Question

A copper wire (density $$=8.96 \mathrm{g} / \mathrm{cm}^{3} )$$ has a diameter of 0.25 $$\mathrm{mm}$$ . If a sample of this copper wire has a mass of 22 $$\mathrm{g}$$ , how long is the wire?

Answer

**step1** Understanding the problem

The problem asks us to determine the total length of a copper wire. We are provided with three key pieces of information: the mass of the wire, its density, and its diameter. To find the length, we will need to use these properties.

**step2** Identifying known values and ensuring consistent units

Let's list the given values and consider their units:
The mass of the copper wire is 22 grams (g).
The density of copper is 8.96 grams per cubic centimeter (g/cm³). This means that for every cubic centimeter of copper, the mass is 8.96 grams.
The diameter of the copper wire is 0.25 millimeters (mm).
For our calculations, it is important that all units are consistent. Since density is given in g/cm³, we need to convert the diameter from millimeters to centimeters.
We know that 1 centimeter (cm) is equal to 10 millimeters (mm).
To convert 0.25 millimeters to centimeters, we divide 0.25 by 10:
$$0.25 \text{ mm} \div 10 = 0.025 \text{ cm}$$
So, the diameter of the wire is 0.025 centimeters.

**step3** Calculating the radius of the wire's cross-section

A wire is like a very long cylinder, and its cross-section is a circle. To find the area of this circle, we first need its radius. The radius of a circle is always half of its diameter.
Radius = Diameter $$\div$$ 2
Radius = 0.025 cm $$\div$$ 2
Radius = 0.0125 cm

**step4** Calculating the area of the wire's circular cross-section

The area of a circle is found using the formula: Area = $$\pi$$ $$\times$$ radius $$\times$$ radius.
We will use the approximate value for $$\pi$$ (pi), which is 3.14159.
First, we multiply the radius by itself:
0.0125 cm $$\times$$ 0.0125 cm = 0.00015625 square centimeters.
Now, we multiply this value by $$\pi$$:
Area = 3.14159 $$\times$$ 0.00015625 square centimeters
Area $$\approx$$ 0.000490873 square centimeters.

**step5** Calculating the volume of the copper wire

Density relates mass and volume. The formula for density is: Density = Mass $$\div$$ Volume.
From this, we can find the volume by dividing the mass by the density: Volume = Mass $$\div$$ Density.
Volume = 22 grams $$\div$$ 8.96 grams/cubic centimeter
Volume $$\approx$$ 2.455357 cubic centimeters.

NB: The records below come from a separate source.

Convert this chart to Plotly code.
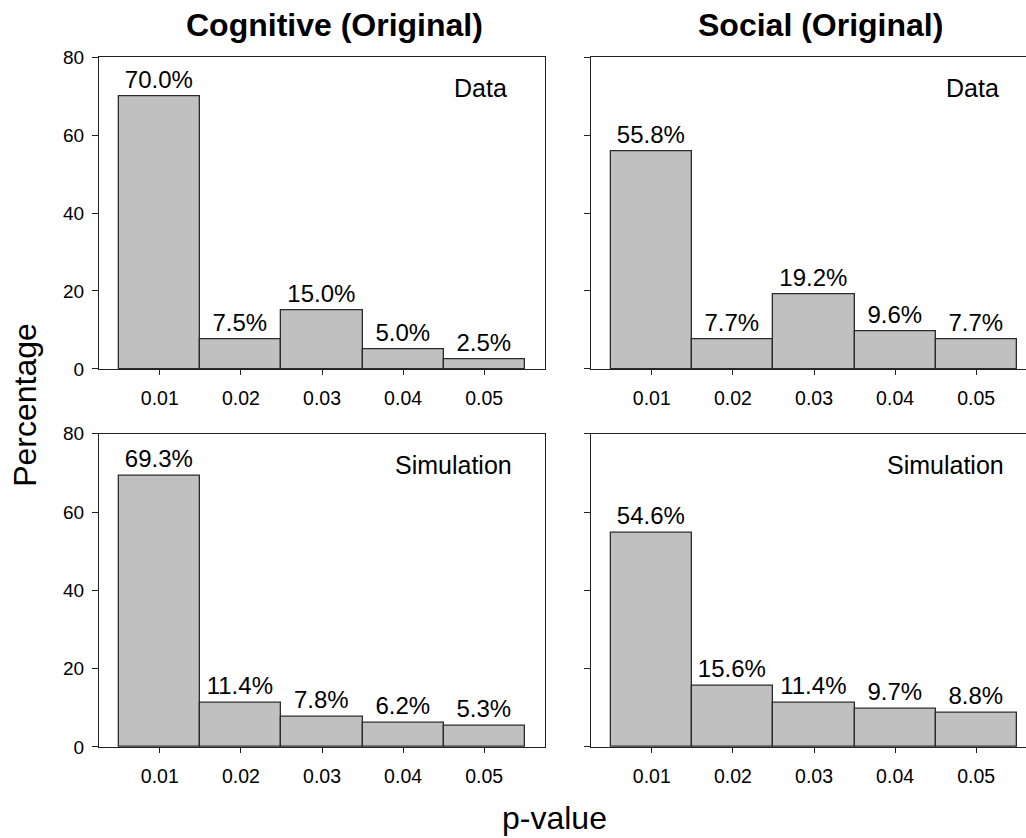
import plotly.graph_objects as go

# p-value bins and percentage of results in each bin
p_bins = ["0.01", "0.02", "0.03", "0.04", "0.05"]
cognitive_data = [70.0, 7.5, 15.0, 5.0, 2.5]
social_data = [55.8, 7.7, 19.2, 9.6, 7.7]
cognitive_sim = [69.3, 11.4, 7.8, 6.2, 5.3]
social_sim = [54.6, 15.6, 11.4, 9.7, 8.8]

column_titles = ["Cognitive (Original)", "Social (Original)"]
row_labels = ["Data", "Simulation"]
y_ticks = [0, 20, 40, 60, 80]

W, H = 1026, 838
FONT = "Liberation Sans, Arial, sans-serif"

# the page is shown slightly squeezed vertically; map screen rows to figure rows
Y_SCALE, Y_OFF = 0.976, 9.7


def fy(px):
    """paper fraction for a screen row"""
    return 1 - ((px - Y_OFF) / Y_SCALE) / H


# panel boxes in screen pixels: (x0, x1) and (ytop, ybottom)
left_x = (99, 545)
right_x = (591, 1026)
top_y = (57, 369)
bot_y = (434, 747.5)
unit_px = (left_x[1] - left_x[0]) / 5.5  # width of one bin in pixels

fig = go.Figure()

panels = [
    (cognitive_data, left_x, top_y, True, row_labels[0]),
    (social_data, right_x, top_y, False, row_labels[0]),
    (cognitive_sim, left_x, bot_y, True, row_labels[1]),
    (social_sim, right_x, bot_y, False, row_labels[1]),
]

positions = list(range(1, len(p_bins) + 1))

for i, (vals, xr, yr, is_left, tag) in enumerate(panels, start=1):
    xa = "x" if i == 1 else f"x{i}"
    ya = "y" if i == 1 else f"y{i}"
    fig.add_trace(go.Bar(
        x=positions, y=vals, width=1.0,
        marker=dict(color="#C0C0C0", line=dict(color="#2b2b2b", width=1.3)),
        text=[f"{v:.1f}%" for v in vals],
        textposition="outside",
        textfont=dict(family=FONT, size=24, color="black"),
        constraintext="none",
        cliponaxis=False,
        xaxis=xa, yaxis=ya, showlegend=False,
        hoverinfo="skip",
    ))

    x_hi = 0.25 + (xr[1] - xr[0]) / unit_px
    xkey = "xaxis" if i == 1 else f"xaxis{i}"
    ykey = "yaxis" if i == 1 else f"yaxis{i}"
    fig.layout[xkey] = dict(
        domain=[xr[0] / W, xr[1] / W],
        range=[0.25, x_hi],
        anchor=ya,
        tickmode="array", tickvals=positions, ticktext=p_bins,
        ticks="outside", ticklen=5, tickwidth=1, tickcolor="#222",
        showline=True, linecolor="#222", linewidth=1, mirror=True,
        showgrid=False, zeroline=False, fixedrange=True,
        tickfont=dict(family=FONT, size=19.5, color="black"),
        ticklabelstandoff=7,
    )
    fig.layout[ykey] = dict(
        domain=[fy(yr[1]), fy(yr[0])],
        range=[0, 80],
        anchor=xa,
        tickvals=y_ticks,
        ticks="outside", ticklen=6, tickwidth=1, tickcolor="#222",
        showline=True, linecolor="#222", linewidth=1, mirror=is_left,
        showgrid=False, zeroline=False, fixedrange=True,
        showticklabels=is_left,
        tickfont=dict(family=FONT, size=19, color="black"),
        ticklabelstandoff=4,
    )
    fig.add_annotation(
        x=4.95 if tag == "Data" else 4.62, y=72, xref=xa, yref=ya,
        text=tag, showarrow=False, xanchor="center", yanchor="middle",
        font=dict(family=FONT, size=25, color="black"),
    )

# column titles
for title, cx in zip(column_titles, [334, 820]):
    fig.add_annotation(
        x=cx / W, y=fy(25), xref="paper", yref="paper",
        text=f"<b>{title}</b>", showarrow=False,
        xanchor="center", yanchor="middle",
        font=dict(family=FONT, size=32, color="black"),
    )

# shared axis titles
fig.add_annotation(
    x=25 / W, y=fy(405), xref="paper", yref="paper",
    text="Percentage", textangle=-90, showarrow=False,
    xanchor="center", yanchor="middle",
    font=dict(family=FONT, size=32, color="black"),
)
fig.add_annotation(
    x=554 / W, y=fy(819), xref="paper", yref="paper",
    text="p-value", showarrow=False,
    xanchor="center", yanchor="middle",
    font=dict(family=FONT, size=32, color="black"),
)

fig.update_layout(
    width=W, height=H,
    margin=dict(l=0, r=0, t=0, b=0),
    paper_bgcolor="white", plot_bgcolor="white",
    bargap=0,
)

fig.write_html("out.html")
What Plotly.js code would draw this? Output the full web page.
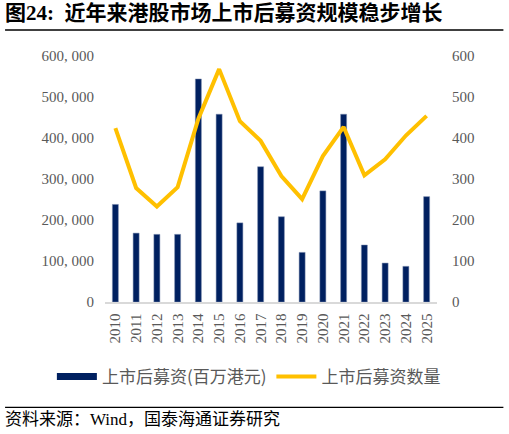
<!DOCTYPE html>
<html>
<head>
<meta charset="utf-8">
<script src="https://cdn.plot.ly/plotly-3.0.1.min.js"></script>
<style>
  body { margin: 0; background: #fff; }
  #chart { width: 509px; height: 434px; }
</style>
</head>
<body>
<div id="chart"></div>
<script>
/*** DATA ***/
// years on the category axis
var years = ['2010', '2011', '2012', '2013', '2014', '2015', '2016', '2017',
             '2018', '2019', '2020', '2021', '2022', '2023', '2024', '2025'];

// post-IPO fundraising amount, HKD million (left axis)
var fund_amount = [238000, 168000, 165000, 165000, 544000, 458000, 193000, 330000,
                   208000, 121000, 271000, 458000, 139000, 95000, 87000, 257000];

// number of post-IPO fundraisings (right axis)
var fund_count = [424, 278, 233, 280, 447, 568, 441, 393,
                  307, 251, 356, 427, 309, 348, 406, 454];

// tick labels
var left_ticks = [0, 100000, 200000, 300000, 400000, 500000, 600000];
var left_tick_text = ['0', '100, 000', '200, 000', '300, 000', '400, 000', '500, 000', '600, 000'];
var right_ticks = [0, 100, 200, 300, 400, 500, 600];

var bar_name = '上市后募资(百万港元)';
var line_name = '上市后募资数量';

var num_font = 'Liberation Serif, Times New Roman, serif';
var cjk_font = 'Liberation Serif, Noto Sans CJK SC, serif';

/*** TRACES ***/
var bar_trace = {
    x: years,
    y: fund_amount,
    name: bar_name,
    type: 'bar',
    showlegend: false,
    marker: {
        color: '#002060',
        line: { color: '#7f8fb0', width: 0.5 }
    },
    hoverinfo: 'skip'
};

// legend-only entry so the bar key shows as a wide flat block like the original
var bar_key = {
    x: [null],
    y: [null],
    name: bar_name,
    type: 'scatter',
    mode: 'lines',
    line: { color: '#002060', width: 7 },
    hoverinfo: 'skip'
};

var line_trace = {
    x: years,
    y: fund_count,
    name: line_name,
    type: 'scatter',
    mode: 'lines',
    yaxis: 'y2',
    line: { color: '#FFC000', width: 4 },
    hoverinfo: 'skip'
};

/*** LAYOUT ***/
var layout = {
    width: 509,
    height: 434,
    margin: { l: 105, r: 72, t: 56, b: 132 },
    paper_bgcolor: '#ffffff',
    plot_bgcolor: '#ffffff',
    showlegend: true,
    bargap: 0.71,
    font: { family: cjk_font, color: '#595959' },
    xaxis: {
        type: 'category',
        tickangle: -90,
        tickfont: { family: num_font, size: 15, color: '#595959' },
        showgrid: false,
        showline: true,
        linecolor: '#d9d9d9',
        linewidth: 1.5,
        ticks: '',
        ticklabelstandoff: 4
    },
    yaxis: {
        range: [0, 600000],
        tickvals: left_ticks,
        ticktext: left_tick_text,
        tickfont: { family: num_font, size: 15, color: '#595959' },
        showgrid: false,
        zeroline: false,
        ticks: '',
        ticklabelstandoff: 10
    },
    yaxis2: {
        range: [0, 600],
        overlaying: 'y',
        side: 'right',
        tickvals: right_ticks,
        tickfont: { family: num_font, size: 15, color: '#595959' },
        showgrid: false,
        zeroline: false,
        ticks: '',
        ticklabelstandoff: 14
    },
    legend: {
        orientation: 'h',
        x: -0.16,
        xanchor: 'left',
        y: -0.305,
        yanchor: 'middle',
        font: { family: 'Noto Sans CJK SC, sans-serif', size: 17, color: '#595959' },
        traceorder: 'normal',
        itemwidth: 40
    },
    annotations: [
        {
            // chart title
            text: '<b>图24:  近年来港股市场上市后募资规模稳步增长</b>',
            xref: 'paper', yref: 'paper',
            x: -0.306, xanchor: 'left',
            y: 1.175, yanchor: 'middle',
            showarrow: false,
            font: { family: 'Liberation Serif, Noto Sans CJK SC, serif', size: 21, color: '#000000' }
        },
        {
            // source note
            text: '资料来源：Wind，国泰海通证券研究',
            xref: 'paper', yref: 'paper',
            x: -0.306, xanchor: 'left',
            y: -0.477, yanchor: 'middle',
            showarrow: false,
            font: { family: 'Liberation Serif, Noto Sans CJK SC, serif', size: 17, color: '#000000' }
        }
    ],
    shapes: [
        // rule under the title
        { type: 'line', xref: 'paper', yref: 'paper', x0: -0.301, x1: 1.2, y0: 1.106, y1: 1.106,
          line: { color: '#000000', width: 1.5 } },
        // rule above the source
        { type: 'line', xref: 'paper', yref: 'paper', x0: -0.301, x1: 1.2, y0: -0.428, y1: -0.428,
          line: { color: '#000000', width: 1.2 } }
    ]
};

Plotly.newPlot('chart', [bar_trace, bar_key, line_trace], layout, { displayModeBar: false, staticPlot: true });
</script>
</body>
</html>
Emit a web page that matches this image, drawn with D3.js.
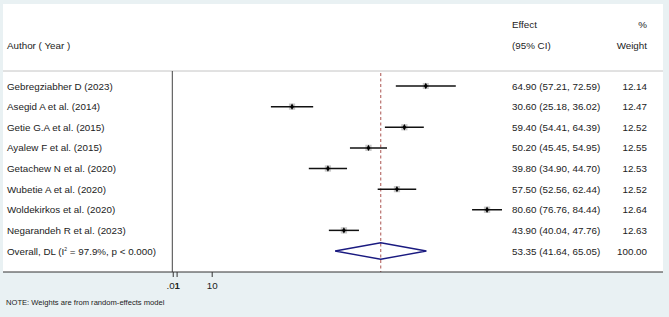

**step6** Calculating the length of the copper wire

The volume of a cylinder (like our wire) is found by multiplying its cross-sectional area by its length. So, Volume = Area $$\times$$ Length.
To find the length, we can rearrange this relationship: Length = Volume $$\div$$ Area.
Using the volume we calculated in the previous step and the cross-sectional area:
Length = 2.455357 cubic centimeters $$\div$$ 0.000490873 square centimeters
Length $$\approx$$ 5002.04 centimeters.

**step7** Converting the length to a more practical unit

The length of the wire is 5002.04 centimeters. For long measurements, it is often more convenient to express the length in meters.
We know that 1 meter (m) is equal to 100 centimeters (cm).
To convert centimeters to meters, we divide the number of centimeters by 100:
$$5002.04 \text{ cm} \div 100 = 50.0204 \text{ m}$$
Therefore, the copper wire is approximately 50.02 meters long.